Since the first of 2009 there have been rumblings that across the country, some newspapers are in bad shape, due somewhat to the recession, resulting in papers losing a lot of their advertising revenue.

The main street media has been quiet, so most of this news comes from TV stations that say the public was scared about the economy, that the recession was bringing pain and the truth about public policy was what the citizens wanted, not partisan cheerleading. The public wants the unvarnished truth, as everything else doesn’t help people.

This recession took most people by surprise.

How could the average Joe know mortgage companies were gaming the system by bundling risky loans, pushed by the government, and selling them to Lehman Brothers, etc.?

The point here is that because newspapers concentrated on ideology instead of accumulating correct information, there was a distorted view of reality. This ideology has corrupted the watchdog press that our founders envisioned.

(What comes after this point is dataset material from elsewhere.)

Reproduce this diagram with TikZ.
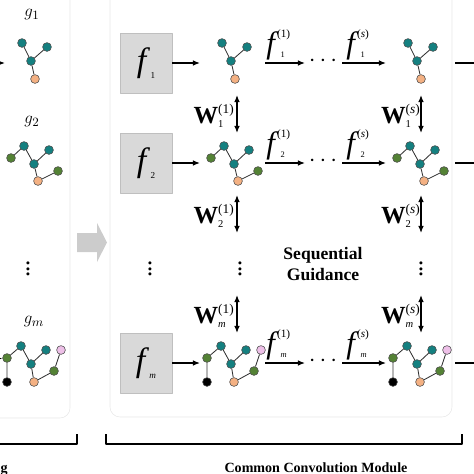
\documentclass[tikz,border=0pt]{standalone}
\usepackage{fontspec}
\setmainfont{Liberation Serif}
\usetikzlibrary{arrows.meta}
\definecolor{nodeTeal}{RGB}{20,128,128}
\definecolor{nodeOrange}{RGB}{244,177,131}
\definecolor{nodeGreen}{RGB}{84,130,53}
\definecolor{nodePink}{RGB}{238,192,232}
\definecolor{boxGray}{RGB}{217,217,217}
\tikzset{gnode/.style={circle,draw=black!70,line width=.4pt,inner sep=0pt,minimum size=.22cm},
 tealnode/.style={gnode,fill=nodeTeal},
 orangenode/.style={gnode,fill=nodeOrange},
 greennode/.style={gnode,fill=nodeGreen},
 pinknode/.style={gnode,fill=nodePink},
 blacknode/.style={gnode,fill=black},
 gedge/.style={draw=black!80,line width=.6pt},
 flow/.style={-{Latex[length=5pt,width=4pt]},line width=.9pt},
 link/.style={{Latex[length=5pt,width=4pt]}-{Latex[length=5pt,width=4pt]},line width=.9pt},
 fbox/.style={draw=black!25,fill=boxGray,minimum width=1.3cm,minimum height=1.5cm},
 panel/.style={draw=black!9,fill=white,rounded corners=.25cm},
 bracket/.style={line width=1.2pt},
 every picture/.style={line join=round}}
% big f inside the boxes, and the small step labels
\newcommand{\fbig}[1]{{\fontsize{24}{24}\selectfont\itshape f}\kern3pt\raisebox{-5pt}{\fontsize{6.5}{6.5}\selectfont #1}}
\newcommand{\fstep}[2]{{\fontsize{22}{22}\selectfont\itshape f\/}\rlap{\kern1.5pt\raisebox{-3pt}{\fontsize{6}{6}\selectfont #1}}\kern-1pt\raisebox{11pt}{\fontsize{8}{8}\selectfont #2}}
\newcommand{\wlink}[2]{{\fontsize{17.5}{17.5}\selectfont\bfseries W}\rlap{\raisebox{-3.5pt}{\fontsize{7.5}{7.5}\selectfont #1}}\raisebox{7pt}{\fontsize{9.5}{9.5}\selectfont #2}}
% the three small graphs, #1 = name prefix, #2 = x shift
\newcommand{\graphOne}[2]{%
 \begin{scope}[shift={(#2,0)}]
 \node[tealnode] (#1a) at (22,43) {};
 \node[tealnode] (#1b) at (47,47) {};
 \node[tealnode] (#1c) at (31,61) {};
 \node[orangenode] (#1d) at (35,79) {};
 \draw[gedge] (#1a) -- (#1c) (#1b) -- (#1c) (#1c) -- (#1d);
 \end{scope}}
\newcommand{\graphTwo}[2]{%
 \begin{scope}[shift={(#2,0)}]
 \node[greennode] (#1a) at (11,158) {};
 \node[tealnode] (#1b) at (24,146) {};
 \node[tealnode] (#1c) at (49,150) {};
 \node[tealnode] (#1d) at (34,164) {};
 \node[greennode] (#1e) at (58,171) {};
 \node[orangenode] (#1f) at (38,181) {};
 \draw[gedge] (#1a) -- (#1b) (#1b) -- (#1d) (#1c) -- (#1d) (#1d) -- (#1f) (#1f) -- (#1e);
 \end{scope}}
\newcommand{\graphM}[2]{%
 \begin{scope}[shift={(#2,0)}]
 \node[greennode] (#1a) at (7,358) {};
 \node[tealnode] (#1b) at (21,346) {};
 \node[tealnode] (#1c) at (46,350) {};
 \node[tealnode] (#1d) at (31,364) {};
 \node[pinknode] (#1e) at (61,350) {};
 \node[greennode] (#1f) at (54,371) {};
 \node[orangenode] (#1g) at (34,382) {};
 \node[blacknode] (#1h) at (7,382) {};
 \draw[gedge] (#1a) -- (#1h) (#1a) -- (#1b) (#1b) -- (#1d) (#1c) -- (#1d) (#1d) -- (#1g) (#1g) -- (#1f) (#1f) -- (#1e);
 \end{scope}}

\begin{document}
\begin{tikzpicture}[x=0.025cm,y=-0.025cm]
\useasboundingbox (0,0) rectangle (474,474);
% panels
\draw[panel] (-30,-30) rectangle (70,418);
\draw[panel] (110,-30) rectangle (452,417);
\fill[black!20] (77,233) -- (97,233) -- (97,223) -- (107,242.5) -- (97,262) -- (97,252) -- (77,252) -- cycle;

% left column
\node (lg1) at (32,15) {\fontsize{13}{13}\selectfont$g_1$};
\node (lg2) at (32,122) {\fontsize{13}{13}\selectfont$g_2$};
\node (lgm) at (34,322) {\fontsize{13}{13}\selectfont$g_m$};
\node (ldots) at (28,265) {\fontsize{18}{18}\selectfont$\vdots$};
\graphOne{L1}{0}
\graphTwo{L2}{0}
\graphM{Lm}{0}
\coordinate (in0) at (-12,63);
\coordinate (in0e) at (5,63);
\draw[flow] (in0) -- (in0e);
\coordinate (inm0) at (-20,360);
\draw[flow] (inm0) -- (Lma);

% common convolution module
\graphOne{A1}{200}
\graphTwo{A2}{200}
\graphM{Am}{200}
\graphOne{B1}{386}
\graphTwo{B2}{386}
\graphM{Bm}{386}
\foreach \r/\y/\s in {1/63/1,2/163/2,m/363/\textit{m}}{
 \node[fbox] (f\r) at (146,\y) {\fbig{\s}};
 \coordinate (in\r) at (200,\y);
 \draw[flow] (f\r) -- (in\r);
 \coordinate (sA\r) at (265,\y);
 \coordinate (eA\r) at (305,\y);
 \draw[flow] (sA\r) -- (eA\r);
 \node[anchor=base west,inner sep=0pt] (fA\r) at (266,\y-10) {\fstep{\s}{(1)}};
 \node[inner sep=0pt] (dots\r) at (323,\y-1.5) {\fontsize{16}{16}\selectfont$\cdots$};
 \coordinate (sB\r) at (342,\y);
 \coordinate (eB\r) at (386,\y);
 \draw[flow] (sB\r) -- (eB\r);
 \node[anchor=base west,inner sep=0pt] (fB\r) at (346,\y-10) {\fstep{\s}{({\itshape s})}};
 \coordinate (out\r) at (455,\y);
 \coordinate (oute\r) at (500,\y);
 \draw[flow] (out\r) -- (oute\r);
}
\foreach \r/\y/\s in {1/95/1,2/195/2,m/295/\textit{m}}{
 \coordinate (wA\r t) at (237,\y);
 \coordinate (wA\r b) at (237,\y+38);
 \draw[link] (wA\r t) -- (wA\r b);
 \node[anchor=base east,inner sep=0pt] (wlA\r) at (234,\y+28) {\wlink{\s}{(1)}};
 \coordinate (wB\r t) at (421,\y);
 \coordinate (wB\r b) at (421,\y+38);
 \draw[link] (wB\r t) -- (wB\r b);
 \node[anchor=base east,inner sep=0pt] (wlB\r) at (420,\y+28) {\wlink{\s}{({\itshape s})}};
}
\node (fdots) at (150,265) {\fontsize{18}{18}\selectfont$\vdots$};
\node (adots) at (240,265) {\fontsize{18}{18}\selectfont$\vdots$};
\node (bdots) at (421,265) {\fontsize{18}{18}\selectfont$\vdots$};
\node[align=center,font=\bfseries\fontsize{12.5}{15.6}\selectfont] (guide) at (323,264) {Sequential\\Guidance};

% brackets
\draw[bracket] (-10,444) -- (77,444) -- (77,434);
\draw[bracket] (106,434) -- (106,444) -- (462,444) -- (462,434);
\node[anchor=base east,inner sep=0pt,font=\bfseries\fontsize{10}{12}\selectfont] (gtail) at (8,472) {g};
\node[anchor=base,inner sep=0pt,font=\bfseries\fontsize{10}{12}\selectfont] (ccm) at (316,472) {Common Convolution Module};
\end{tikzpicture}
\end{document}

Thus, people turned to TV for the true news, naming U.S.A. the top station, TNT number two and Fox number three.

Those liberal stations that favored the president during his campaign as well as now, giving the ol’ company line, were ranked much lower (CNN, listed number15 and MSNBC, listed number 23).

This shows the news agencies that tell it like it truly is are successful, meaning the top three TV stations. Left wing newspapers are folding in Seattle, Minneapolis and probably soon in San Francisco. Even the mighty New York Times is seeing bad times. They borrowed money from a Mexican guy at 14 percent interest and just recently sold a lot of its home office for $225 million. They actually sold 21 of the building’s 52 floors, about 750,000 sq. ft. The sale became necessary due to a sharp drop in revenue that had management scrounging for money.

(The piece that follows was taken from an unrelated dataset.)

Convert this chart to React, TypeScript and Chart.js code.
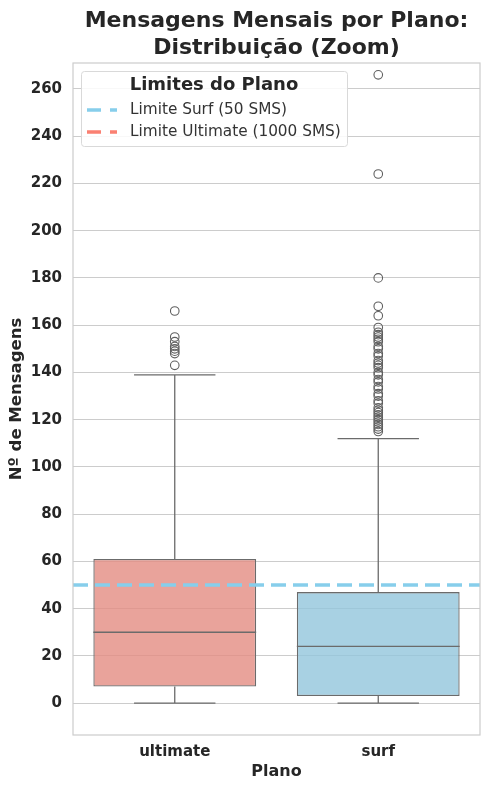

Then we find that four owners of 33 U.S. daily newspapers were seeking bankruptcy protection since about the first of the year. These dailies are clearly gasping for survival. In order to emerge from Chapter 11 protection, they will have to agree to lender’s demands for radical changes, perhaps to putting some of their newspapers exclusively to online delivery.

Surely creditors have been trying to come up with better ideas, trying to shake things up, without a doubt their way of doing business will have to change as obviously the old ones aren’t working.

There were also filings of separate Chapter 11 by the New Haven, Connecticut, Register Publisher, Journal Register Company and by the owners of the Philadelphia Inquirer and the Philadelphia Daily News.

These filings came after a December 2008 filing by Tribune Co. whose media stable includes the Los Angles Times and the Chicago Tribune. In January, we saw the owners of the Star Tribune filling in Minneapolis.

The Poynter Institute, in an article by Rick Edmonds, a media analyst says, “there is a fairly high degree of uncertainty” and the futures of these papers are in the hands of the courts with creditors having a fair amount to say. There is no doubt that other publishers could seek bankruptcy protections in the coming months, as advertising prospects for 2009 remain bleak.

The papers are trying to cut costs by trimming newspaper widths, cutting jobs and trying to cut other costs to offset reductions in advertising revenue. As the debts became unbearable during this past two-year slump, they turned to the courts for protection.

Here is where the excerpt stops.